As Healdsburg’s first official youth laureate, Michela Pearson has the challenging assignment of getting more of her peers interested in the written word.

The 17-year-old senior at Healdsburg High School leads by example, reading selections of her own poetry, and that of her favorite authors, at monthly events hosted by the Healdsburg Literary Guild.

Michela Pearson, a senior at Healdsburg High School, with her horse, Codi. (ALVIN JORNADA / The Press Democrat)

Such baring of the soul to a room full of strangers would be too much for some people to handle. But not for Pearson, whose other favorite activity is competing on horseback in barrel-racing competitions.

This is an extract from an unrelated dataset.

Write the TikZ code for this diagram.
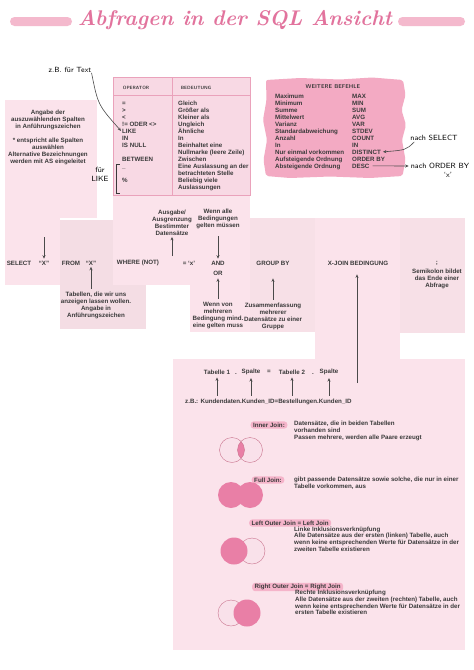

“You’re always pretty much a little nervous,” she said of the coffee-shop confessions. “But once you start reading and you look up, you see people closing their eyes, imagining what you are writing about. You feel they have a certain connection to your writing. I’ve never felt vulnerable.”

John Koetzner, Healdsburg’s laureate (adult version) described Pearson as preternaturally mature for her age. He created the youth program and selected Pearson as its first ambassador.

He cited a line that Pearson read last year that particularly resonated with him. The line, “I have over 500 Facebook friends, but only one came to my birthday party,” is from a poem Pearson penned herself.

Pearson said social media can cause people to feel estranged from others, including from those they’ve friended in cyberspace.

“They’re not actually my friend. They’re just a person I know, or that I’m acquainted with,” Pearson said.

Yes, she said, she has more than 500 Facebook friends, but that’s where the similarities with her poem end.

Pearson has built many close relationships in Healdsburg, where she was born and has always resided. Her plan is to attend college and possibly enter the Peace Corps, before moving back to Healdsburg and opening a youth hostel.

Pearson, whose family owns horses, has ridden since she was a girl. Competing in barrel-racing competitions is an adrenaline rush, she said.

She was hurt in the fifth grade after she was bucked off a horse. But when it comes to riding — or writing — Pearson has learned that it’s best to dust yourself off and keep at it, regardless of whether the crowd appreciates the effort.